Return precisely the span of lines from the top of the material below to the line containing "const logoText = 'Ig';", both included. Pictures are excluded.
★ ★ ★ ★ ★
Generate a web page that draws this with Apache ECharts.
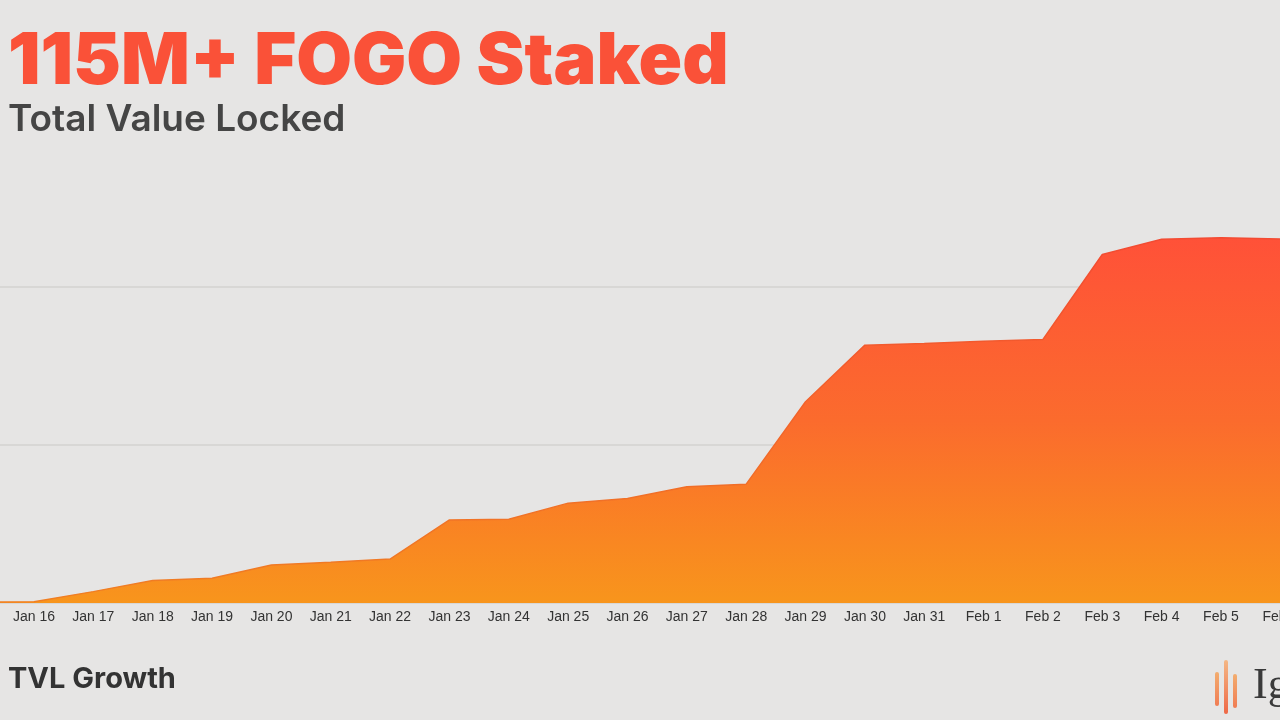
<!DOCTYPE html>
<html>
<head>
<meta charset="utf-8">
<script src="https://cdn.jsdelivr.net/npm/echarts@6/dist/echarts.min.js"></script>
<style>
  html, body { margin: 0; padding: 0; background: #e6e5e4; }
  #chart { width: 1280px; height: 720px; }
</style>
</head>
<body>
<div id="chart"></div>
<script>
// Data (TVL in millions of FOGO)
const categories = ['Jan 15','Jan 16','Jan 17','Jan 18','Jan 19','Jan 20','Jan 21','Jan 22','Jan 23','Jan 24','Jan 25','Jan 26','Jan 27','Jan 28','Jan 29','Jan 30','Jan 31','Feb 1','Feb 2','Feb 3','Feb 4','Feb 5','Feb 6'];
const tvlValues = [0.25, 0.4, 3.6, 7.1, 7.8, 12.0, 12.9, 13.9, 26.3, 26.5, 31.6, 33.1, 36.8, 37.6, 63.7, 81.6, 82.1, 82.8, 83.4, 110.3, 115.1, 115.6, 115.2];
const yTicks = [0, 50, 100, 150];

const titleText = '115M+ FOGO Staked';
const subtitleText = 'Total Value Locked';
const footerText = 'TVL Growth';
const logoText = 'Ig';

const chart = echarts.init(document.getElementById('chart'));
const option = {
  backgroundColor: '#e6e5e4',
  animation: false,
  title: [
    { text: titleText, left: 3, top: 21,
      textStyle: { fontFamily: 'Inter', fontWeight: 900, fontSize: 72, color: '#fa5138' } },
    { text: subtitleText, left: 3, top: 96,
      textStyle: { fontFamily: 'Inter', fontWeight: 600, fontSize: 37, color: '#454545' } },
    { text: footerText, left: 3, top: 660,
      textStyle: { fontFamily: 'Inter', fontWeight: 700, fontSize: 29, color: '#333333' } }
  ],
  grid: { left: -25.35, right: -0.35, top: 129, bottom: 117, containLabel: false, outerBoundsMode: 'none' },
  xAxis: {
    type: 'category',
    data: categories,
    boundaryGap: false,
    axisLine: { show: false },
    axisTick: { show: false },
    axisLabel: { interval: 0, hideOverlap: false, fontFamily: 'Liberation Sans', fontSize: 14, color: '#333333', margin: 7 }
  },
  yAxis: {
    type: 'value',
    min: yTicks[0],
    max: yTicks[yTicks.length - 1],
    interval: yTicks[1] - yTicks[0],
    axisLabel: { show: false },
    axisLine: { show: false },
    axisTick: { show: false },
    splitLine: { show: true, showMaxLine: false, lineStyle: { color: '#d3d2d1', width: 1.5 } }
  },
  series: [{
    type: 'line',
    data: tvlValues,
    symbol: 'none',
    smooth: false,
    lineStyle: { width: 1.5, color: new echarts.graphic.LinearGradient(0, 0, 0, 1, [
      { offset: 0, color: '#f34a32' }, { offset: 1, color: '#f07f22' }]) },
    areaStyle: {
      opacity: 1,
      color: new echarts.graphic.LinearGradient(0, 0, 0, 1, [
        { offset: 0, color: '#ff5138' },
        { offset: 0.5, color: '#fb6b2d' },
        { offset: 1, color: '#f8951c' }
      ])
    }
  }],
  graphic: [
    { type: 'rect', shape: { x: 1215, y: 672, width: 4, height: 34, r: 2 },
      style: { fill: new echarts.graphic.LinearGradient(0, 0, 0, 1, [{offset:0,color:'#f5a35a'},{offset:1,color:'#f26a3a'}]), opacity: 0.85 } },
    { type: 'rect', shape: { x: 1224, y: 660, width: 4, height: 54, r: 2 },
      style: { fill: new echarts.graphic.LinearGradient(0, 0, 0, 1, [{offset:0,color:'#f6b27a'},{offset:1,color:'#ef5a34'}]), opacity: 0.9 } },
    { type: 'rect', shape: { x: 1233, y: 674, width: 4, height: 34, r: 2 },
      style: { fill: new echarts.graphic.LinearGradient(0, 0, 0, 1, [{offset:0,color:'#f5a35a'},{offset:1,color:'#f26a3a'}]), opacity: 0.85 } },
    { type: 'text', left: 1253, top: 664,
      style: { text: logoText, fontFamily: 'Liberation Serif', fontSize: 44, fill: '#3a3a3a' } }
  ]
};
chart.setOption(option);
</script>
</body>
</html>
★ ★ ★ ★ ★
▶ RESULT FOR THIS EXERCISE
Generate a web page that draws this with Apache ECharts.
<!DOCTYPE html>
<html>
<head>
<meta charset="utf-8">
<script src="https://cdn.jsdelivr.net/npm/echarts@6/dist/echarts.min.js"></script>
<style>
  html, body { margin: 0; padding: 0; background: #e6e5e4; }
  #chart { width: 1280px; height: 720px; }
</style>
</head>
<body>
<div id="chart"></div>
<script>
// Data (TVL in millions of FOGO)
const categories = ['Jan 15','Jan 16','Jan 17','Jan 18','Jan 19','Jan 20','Jan 21','Jan 22','Jan 23','Jan 24','Jan 25','Jan 26','Jan 27','Jan 28','Jan 29','Jan 30','Jan 31','Feb 1','Feb 2','Feb 3','Feb 4','Feb 5','Feb 6'];
const tvlValues = [0.25, 0.4, 3.6, 7.1, 7.8, 12.0, 12.9, 13.9, 26.3, 26.5, 31.6, 33.1, 36.8, 37.6, 63.7, 81.6, 82.1, 82.8, 83.4, 110.3, 115.1, 115.6, 115.2];
const yTicks = [0, 50, 100, 150];

const titleText = '115M+ FOGO Staked';
const subtitleText = 'Total Value Locked';
const footerText = 'TVL Growth';
const logoText = 'Ig';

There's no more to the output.